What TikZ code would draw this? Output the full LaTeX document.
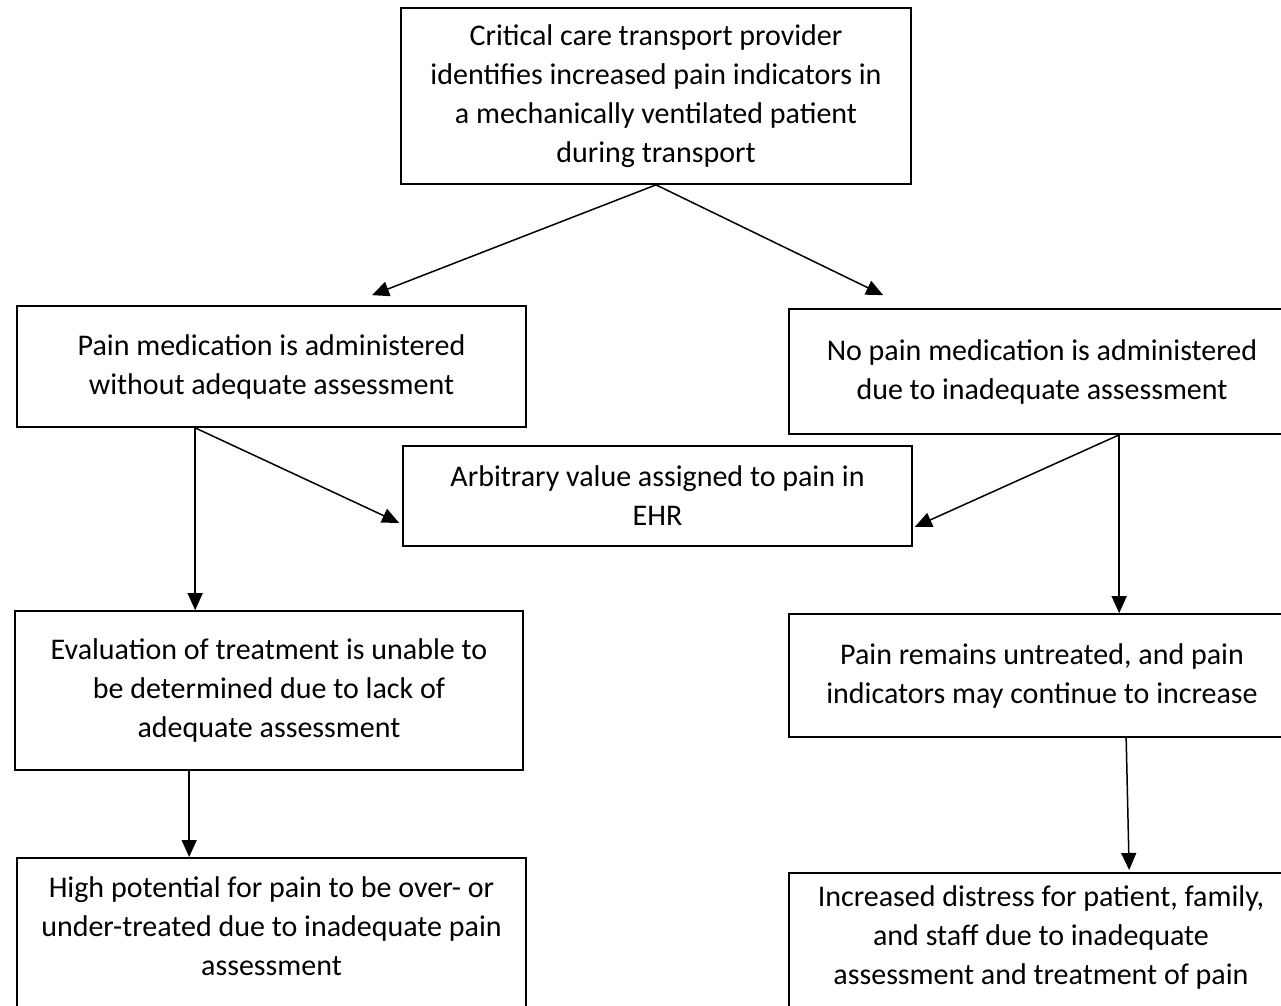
\documentclass[tikz,border=0pt]{standalone}
\usepackage{fontspec}
\setmainfont{Carlito}
\usetikzlibrary{calc, positioning}
\usetikzlibrary{arrows.meta}

\tikzset{
  box/.style={draw, line width=1.7pt, inner sep=0pt, align=center,
    font=\fontsize{30}{39}\selectfont},
  txt/.style={inner sep=0pt, align=center, font=\fontsize{30}{39}\selectfont},
  arr/.style={line width=1.5pt, -{Triangle[length=17pt,width=15pt]}}
}

\begin{document}
\begin{tikzpicture}[x=1pt, y=-1pt]
\useasboundingbox (0,0) rectangle (1281,1005);
\clip (0,0) rectangle (1281,1005);

% boxes
\node[box, minimum width=510, minimum height=176] (start) at (656,96)
  {Critical care transport provider\\identifies increased pain indicators in\\a mechanically ventilated patient\\during transport};
\node[box, minimum width=509, minimum height=121] (given) at (271.5,366.5)
  {Pain medication is administered\\without adequate assessment};
\node[box, minimum width=506, minimum height=125] (notgiven) at (1042,371.5)
  {No pain medication is administered\\due to inadequate assessment};
\node[box, minimum width=509, minimum height=100] (ehr) at (657.5,496)
  {Arbitrary value assigned to pain in\\EHR};
\node[box, minimum width=508, minimum height=159] (evaluation) at (269,690.5)
  {Evaluation of treatment is unable to\\be determined due to lack of\\adequate assessment};
\node[box, minimum width=506, minimum height=123] (untreated) at (1042,675.5)
  {Pain remains untreated, and pain\\indicators may continue to increase};
\node[box, minimum width=509, minimum height=200, anchor=north] (overunder) at (271.5,857) {};
\node[txt] (overunder-text) at (271.5,926)
  {High potential for pain to be over- or\\under-treated due to inadequate pain\\assessment};
\node[box, minimum width=506, minimum height=200, anchor=north] (distress) at (1042,872) {};
\node[txt] (distress-text) at (1041,937.5)
  {Increased distress for patient, family,\\and staff due to inadequate\\assessment and treatment of pain};

% arrow ends
\coordinate (G) at ($(given.north)+(100.5,-10)$);
\coordinate (N) at ($(notgiven.north west)+(95,-13)$);
\coordinate (A) at ($(given.south west)+(179,0)$);
\coordinate (B) at ($(notgiven.south west)+(331,0)$);
\coordinate (C) at ($(evaluation.south west)+(175,0)$);
\coordinate (D) at ($(untreated.south west)+(338,0)$);
\coordinate (E) at ($(ehr.south west)+(-3,-24)$);
\coordinate (F) at ($(ehr.south east)+(2,-20)$);

\draw[arr] (start.south) -- (G);
\draw[arr] (start.south) -- (N);
\draw[arr] (A) -- (A |- evaluation.north);
\draw[arr] (A) -- (E);
\draw[arr] (B) -- (B |- untreated.north);
\draw[arr] (B) -- (F);
\draw[arr] (C) -- (C |- overunder.north);
\draw[arr] (D) -- ($(distress.north west)+(341,-2)$);
\end{tikzpicture}
\end{document}
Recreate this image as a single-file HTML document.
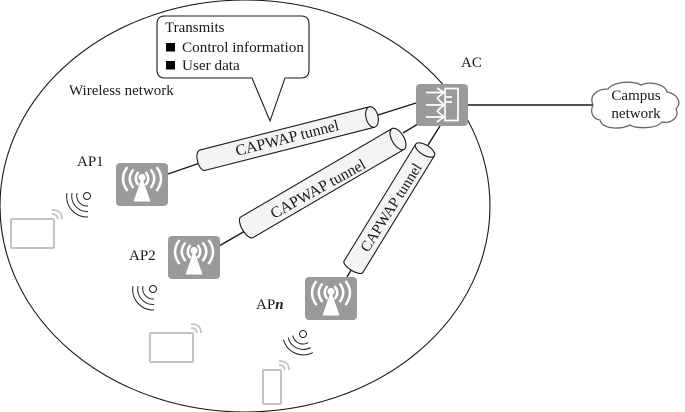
<!DOCTYPE html>
<html>
<head>
<meta charset="utf-8">
<style>
html,body{margin:0;padding:0;background:#fff}
svg{display:block}
text{font-family:"Liberation Serif",serif;fill:#1a1a1a}
</style>
</head>
<body>
<svg width="685" height="412" viewBox="0 0 685 412" xmlns="http://www.w3.org/2000/svg">
<defs>
<g id="ap">
<rect x="0" y="0" width="52" height="43" rx="4" fill="#9a9a9a"/>
<polygon points="26,14 17.500,38.500 34.500,38.500" fill="#fff"/>
<circle cx="26" cy="14.500" r="3.600" fill="#fff"/>
<g fill="none" stroke="#fff" stroke-width="2.500">
<path d="M22.500,9 Q17,15.500 22.500,22"/><path d="M29.500,9 Q35,15.500 29.500,22"/>
<path d="M17.500,6.500 Q10,15.500 17.500,25"/><path d="M34.500,6.500 Q42,15.500 34.500,25"/>
<path d="M11.500,4 Q2.500,15.500 11.500,28"/><path d="M40.500,4 Q49.500,15.500 40.500,28"/>
</g>
</g>
<g id="waves" fill="none" stroke="#222" stroke-width="1">
<circle cx="0" cy="0" r="3.500"/>
<path d="M-10,-3 A10.500,10.500 0 0 0 1,10"/>
<path d="M-15,-3 A15.500,15.500 0 0 0 1,15.500"/>
<path d="M-20,-3 A20.500,20.500 0 0 0 1,21"/>
</g>
<g id="sig" fill="none" stroke="#c4c4c4" stroke-width="1.800">
<path d="M-5,-3 Q0,-3 1,2"/>
<path d="M-5,-7 Q5,-7 5,2"/>
</g>
</defs>

<ellipse cx="245" cy="206" rx="245" ry="206" fill="#fff" stroke="#1a1a1a" stroke-width="1.100"/>

<!-- connectors -->
<g stroke="#1a1a1a" stroke-width="1.400" fill="none">
<line x1="168" y1="174" x2="200" y2="163"/>
<line x1="219" y1="246" x2="245" y2="231"/>
<line x1="347" y1="277" x2="356" y2="262"/>
<line x1="378" y1="115" x2="416" y2="103"/>
<line x1="403" y1="133" x2="418" y2="124"/>
<line x1="428" y1="145" x2="440" y2="126"/>
<line x1="468" y1="105" x2="593" y2="105"/>
</g>

<!-- tunnels -->
<g fill="#f4f4f4" stroke="#1a1a1a" stroke-width="1.100">
<g transform="translate(372,117) rotate(-14.300)">
<path d="M0,-10.500 H-175 A5,10.500 0 0 0 -175,10.500 H0"/>
<ellipse cx="0" cy="0" rx="6" ry="10.500"/>
</g>
<g transform="translate(398,139) rotate(-30.300)">
<path d="M0,-12 H-175 A5,12 0 0 0 -175,12 H0"/>
<ellipse cx="0" cy="0" rx="6" ry="12"/>
</g>
<g transform="translate(425,150) rotate(-58.500)">
<path d="M0,-11 H-137 A4,11 0 0 0 -137,11 H0"/>
<ellipse cx="0" cy="0" rx="5" ry="11"/>
</g>
</g>
<text transform="translate(237,156) rotate(-14.300)" font-size="15.700">CAPWAP tunnel</text>
<text transform="translate(274,219) rotate(-29)" font-size="15.700">CAPWAP tunnel</text>
<text transform="translate(368,253) rotate(-57.700)" font-size="15">CAPWAP tunnel</text>

<!-- AP icons -->
<use href="#ap" x="116" y="163"/>
<use href="#ap" x="168" y="236"/>
<use href="#ap" x="305" y="277"/>

<!-- AC -->
<rect x="416" y="84" width="52" height="42" rx="4" fill="#9a9a9a"/>
<g fill="none" stroke="#fff" stroke-width="1.700">
<rect x="445" y="88.500" width="13" height="32"/>
<path d="M426,92.500 H444 M437,88 L444,92.500 L437,98"/>
<path d="M426,105 H444 M437,98 L444,105 L437,111"/>
<path d="M426,117 H444 M437,111 L444,117 L437,122"/>
<path d="M445,97 H452 M445,102 H452"/>
</g>

<!-- callout -->
<path d="M165,16 H301 Q309,16 309,24 V70 Q309,78 301,78 H285 L270,121 L252,78 H165 Q157,78 157,70 V24 Q157,16 165,16 Z" fill="#fff" stroke="#1a1a1a" stroke-width="1.100"/>
<text x="165" y="32" font-size="15">Transmits</text>
<rect x="166" y="43" width="9" height="8.500" fill="#000"/>
<text x="182" y="52" font-size="15.200">Control information</text>
<rect x="166" y="61" width="9" height="8.500" fill="#000"/>
<text x="182" y="70" font-size="15.200">User data</text>

<!-- labels -->
<text x="69" y="95" font-size="15">Wireless network</text>
<text x="461" y="67" font-size="15">AC</text>
<text x="77" y="166" font-size="15">AP1</text>
<text x="129" y="260" font-size="15">AP2</text>
<text x="256" y="309" font-size="15">AP<tspan font-style="italic" font-weight="bold">n</tspan></text>

<!-- cloud -->
<path d="M593,105 C589,96 596,89 608,89 C613,82 632,80 641,85 C650,81 665,84 667,92 C678,94 682,103 676,109 C680,117 671,124 662,122 C656,129 636,129 630,125 C620,130 602,129 600,120 C592,119 590,111 593,105 Z" fill="#fff" stroke="#666" stroke-width="1.300"/>
<text x="636" y="100" font-size="15" text-anchor="middle">Campus</text>
<text x="636" y="118" font-size="15" text-anchor="middle">network</text>

<!-- radio waves -->
<use href="#waves" x="87" y="196"/>
<use href="#waves" x="153" y="289"/>
<g transform="translate(303,334) rotate(-25)"><use href="#waves"/></g>

<!-- devices -->
<g fill="#fff" stroke="#c4c4c4" stroke-width="2">
<rect x="11" y="219" width="43" height="29" rx="1"/>
<rect x="150" y="333" width="43" height="29" rx="1"/>
<rect x="263" y="370" width="18" height="34" rx="1"/>
</g>
<use href="#sig" x="57" y="217"/>
<use href="#sig" x="196" y="331"/>
<use href="#sig" x="284" y="368"/>
</svg>
</body>
</html>
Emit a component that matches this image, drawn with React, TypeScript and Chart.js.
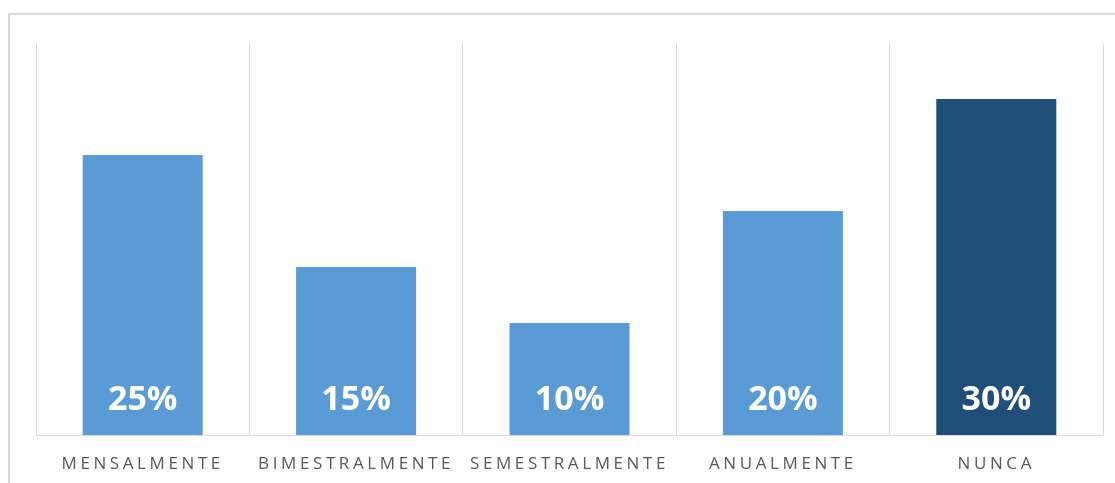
import React, { useEffect, useRef } from "react";
import { Chart, registerables } from "chart.js";

Chart.register(...registerables);

const categories = ["MENSALMENTE", "BIMESTRALMENTE", "SEMESTRALMENTE", "ANUALMENTE", "NUNCA"];
const percentages = [25, 15, 10, 20, 30];
const barColors = ["#5B9BD5", "#5B9BD5", "#5B9BD5", "#5B9BD5", "#1F4E79"];
const yMax = 35;

// Spaced-out category labels on the x axis; reset before the bars are drawn.
const letterSpacingPlugin = {
  id: "letterSpacing",
  beforeDraw(chart: any) {
    (chart.ctx as any).letterSpacing = "3.6px";
  },
  beforeDatasetsDraw(chart: any) {
    (chart.ctx as any).letterSpacing = "0px";
  },
};

// Percentage written inside each bar, near its base.
const barValuePlugin = {
  id: "barValues",
  afterDatasetsDraw(chart: any) {
    const ctx = chart.ctx;
    const meta = chart.getDatasetMeta(0);
    const yScale = chart.scales.y;
    const base = yScale.getPixelForValue(0);
    ctx.save();
    (ctx as any).letterSpacing = "0px";
    ctx.fillStyle = "#ffffff";
    ctx.font = "bold 34px 'Open Sans'";
    ctx.textAlign = "center";
    ctx.textBaseline = "middle";
    meta.data.forEach((bar: any, i: number) => {
      ctx.fillText(percentages[i] + "%", bar.x, base - 35);
    });
    ctx.restore();
  },
};

export default function App() {
  const canvasRef = useRef<HTMLCanvasElement | null>(null);

  useEffect(() => {
    if (!canvasRef.current) return;
    const chart = new Chart(canvasRef.current, {
      type: "bar",
      data: {
        labels: categories,
        datasets: [
          {
            data: percentages,
            backgroundColor: barColors,
            barPercentage: 0.5625,
            categoryPercentage: 1,
          },
        ],
      },
      options: {
        animation: false,
        responsive: false,
        maintainAspectRatio: false,
        layout: { padding: { left: 36, right: 12, top: 43, bottom: 0 } },
        plugins: {
          legend: { display: false },
          tooltip: { enabled: false },
        },
        scales: {
          x: {
            afterFit(scale: any) {
              scale.height = 48;
            },
            grid: {
              display: true,
              offset: true,
              color: "#d9d9d9",
              lineWidth: 1,
              drawTicks: false,
            },
            border: { display: true, color: "#d9d9d9", width: 1 },
            ticks: {
              color: "#595959",
              font: { family: "'Open Sans'", size: 17 },
              padding: 19,
              maxRotation: 0,
              autoSkip: false,
            },
          },
          y: {
            display: false,
            min: 0,
            max: yMax,
          },
        },
      },
      plugins: [letterSpacingPlugin, barValuePlugin],
    });
    return () => chart.destroy();
  }, []);

  return (
    <div style={{ position: "absolute", left: 0, top: 0, width: 1115, height: 483, overflow: "hidden", background: "#ffffff" }}>
      <div
        style={{
          position: "absolute",
          left: 8,
          top: 13,
          width: 1130,
          height: 500,
          border: "2px solid #d9d9d9",
          boxSizing: "border-box",
        }}
      />
      <canvas
        ref={canvasRef}
        width={1115}
        height={483}
        style={{ position: "absolute", left: 0, top: 0, width: 1115, height: 483 }}
      />
    </div>
  );
}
^^^^^^^^^^^^^^^^
:: SHORT EXERCISE ::
Output exactly the span of lines from the top of the listing through the line holding "for patient, family,\\and", and leave every picture out.

:: THE RESULT ::
What TikZ code would draw this? Output the full LaTeX document.
\documentclass[tikz,border=0pt]{standalone}
\usepackage{fontspec}
\setmainfont{Carlito}
\usetikzlibrary{calc, positioning}
\usetikzlibrary{arrows.meta}

\tikzset{
  box/.style={draw, line width=1.7pt, inner sep=0pt, align=center,
    font=\fontsize{30}{39}\selectfont},
  txt/.style={inner sep=0pt, align=center, font=\fontsize{30}{39}\selectfont},
  arr/.style={line width=1.5pt, -{Triangle[length=17pt,width=15pt]}}
}

\begin{document}
\begin{tikzpicture}[x=1pt, y=-1pt]
\useasboundingbox (0,0) rectangle (1281,1005);
\clip (0,0) rectangle (1281,1005);

% boxes
\node[box, minimum width=510, minimum height=176] (start) at (656,96)
  {Critical care transport provider\\identifies increased pain indicators in\\a mechanically ventilated patient\\during transport};
\node[box, minimum width=509, minimum height=121] (given) at (271.5,366.5)
  {Pain medication is administered\\without adequate assessment};
\node[box, minimum width=506, minimum height=125] (notgiven) at (1042,371.5)
  {No pain medication is administered\\due to inadequate assessment};
\node[box, minimum width=509, minimum height=100] (ehr) at (657.5,496)
  {Arbitrary value assigned to pain in\\EHR};
\node[box, minimum width=508, minimum height=159] (evaluation) at (269,690.5)
  {Evaluation of treatment is unable to\\be determined due to lack of\\adequate assessment};
\node[box, minimum width=506, minimum height=123] (untreated) at (1042,675.5)
  {Pain remains untreated, and pain\\indicators may continue to increase};
\node[box, minimum width=509, minimum height=200, anchor=north] (overunder) at (271.5,857) {};
\node[txt] (overunder-text) at (271.5,926)
  {High potential for pain to be over- or\\under-treated due to inadequate pain\\assessment};
\node[box, minimum width=506, minimum height=200, anchor=north] (distress) at (1042,872) {};
\node[txt] (distress-text) at (1041,937.5)
  {Increased distress for patient, family,\\and staff due to inadequate\\assessment and treatment of pain};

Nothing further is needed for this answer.